How do you handle showbiz? "(very very quietly:) Gingerly." Gingerly? "Yes, with oven gloves."

How do your kids like the new album? "They're not really that interested. It's just something that dad does all the time. If they're watching MTV and I come on they're sort of: 'What the hell are you doing on there?' Remember that song 'We Are The World'? My son was fascinated with that because it was one song, but with lots of different people singing it. Stevie Wonder came on and my son nudged me and said, 'Hey, he sings real good doesn't he?' and I said, 'Yeah, he does'. And Michael Jackson came on and he said, 'He's got a good voice, hasn't he?' and I said, 'Yeah.' And then Bruce Springsteen came on, and my son said, 'What's the matter with him?'"

Sounds like your son's more outspoken than you. "Well, it's a matter of diplomacy. Ask me what I think about U2." What do you think about U2, Robert? "I think they lack talent. Is that outspoken enough for you?"

Yeah, we can put that in big print at the top of the story. "Exactly, you see? You've gotta watch what you say! Give me a headline like that and I'm in deep shit, right? (laughs)"

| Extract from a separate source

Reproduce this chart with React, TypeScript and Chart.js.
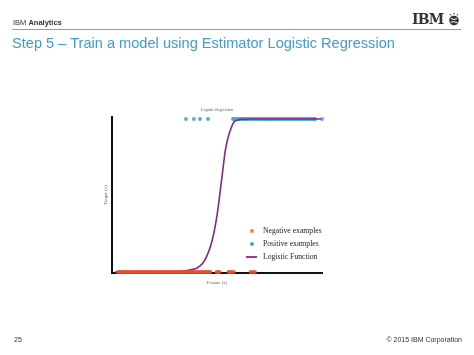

We'll settle for the 'Robert Palmer Is A Nice Guy' headline, shall we? "Yeah. I mean there's lots of stuff that I really enjoy and I'd rather talk about that, y'know."

What sort of stuff do you enjoy, Robert? "Keith Richards' new album, the Divinyls' latest, old Nat King Cole reissues on CD... and stuff we do in the live show: demos by the Comsat Angels, Husker Du's 'New Day Rising'. That's in a set of the show that's triple-time anyway, so it goes down well. Then we come to a screeching halt and do 'She Makes My Day'."

I guess that about wraps it up. How's the weather where you are? "Glorious."

Robert Palmer has a good tan, and it's getting better.